Дядя Том вздыхает и смотрит в окно, словно через него открывается вид на предыдущее столетие. Он описывает свое прошлое с какой-то лихорадочной горечью, словно в обиде, что оно ушло так далеко и невозвратно. Слушать его интересно, но в то же время и как-то тоскливо.
– Были две девочки, они всегда держались вместе, и все над ними издевались. Дразнили их. Лупоглазая и Гургона – это, наверное, значило Горгона. Удивительно, правда, что хоть один из наших мальчишек знал такое умное слово. Они, понимаешь, были умственно отсталые, и на вид тоже страшненькие. Лупоглазая – вся какая-то сморщенная, усохшая, а Гургона – большая и уродливая. Дебилки. Мальчишки ловили их на перемене, тыкали в них пальцами и смеялись. – Дядя Том печально покачал головой и снова взглянул в окно. – А у меня была своя забава, я вроде как играл в прятки с учительницей, которая следила за порядком на переменах. Какая уж там игра, скорее – психологическая война. Пробирался подвалами с одной стороны двора на другую, выскакивал и пугал ее. Она видит меня сперва здесь, а потом вдруг там, чуть с ума не сходила. Один раз я бежал вот так по подвалу и вдруг вижу Лупоглазую и Гургону, они там, значит, прячутся. Прижались друг к другу…
Глаза дяди Тома заморгали, как у той нянечки в коридоре.
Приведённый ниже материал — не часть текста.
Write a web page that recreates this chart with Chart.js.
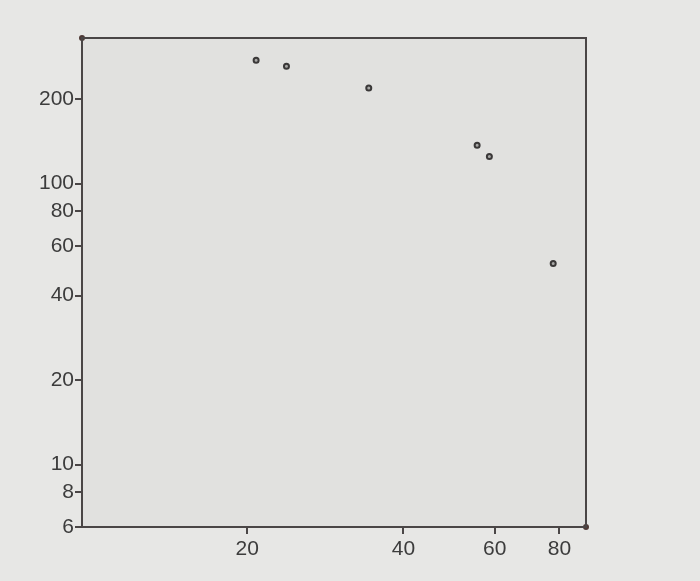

– Дети жестокие, – умудрено заявил Джим.
– И ничуть не меняются с возрастом! Ничуть не меняются. – В голосе дяди Тома слышится медная горечь. – Здешние санитарки делят нас на «О» и «Q». «О» – это те, у которых все время раскрыт рот, a «Q» – у которых еще и язык изо рта свешивается. Смешно, правда? – Он снова покачал головой. – Люди жестоки.
Джим слегка скрипнул зубами.
– Может, потому ты и стал судебным адвокатом?
Увидеть двух умственно отсталых детей, испуганно забившихся в подвал, – неужели такое может определить всю дальнейшую жизнь?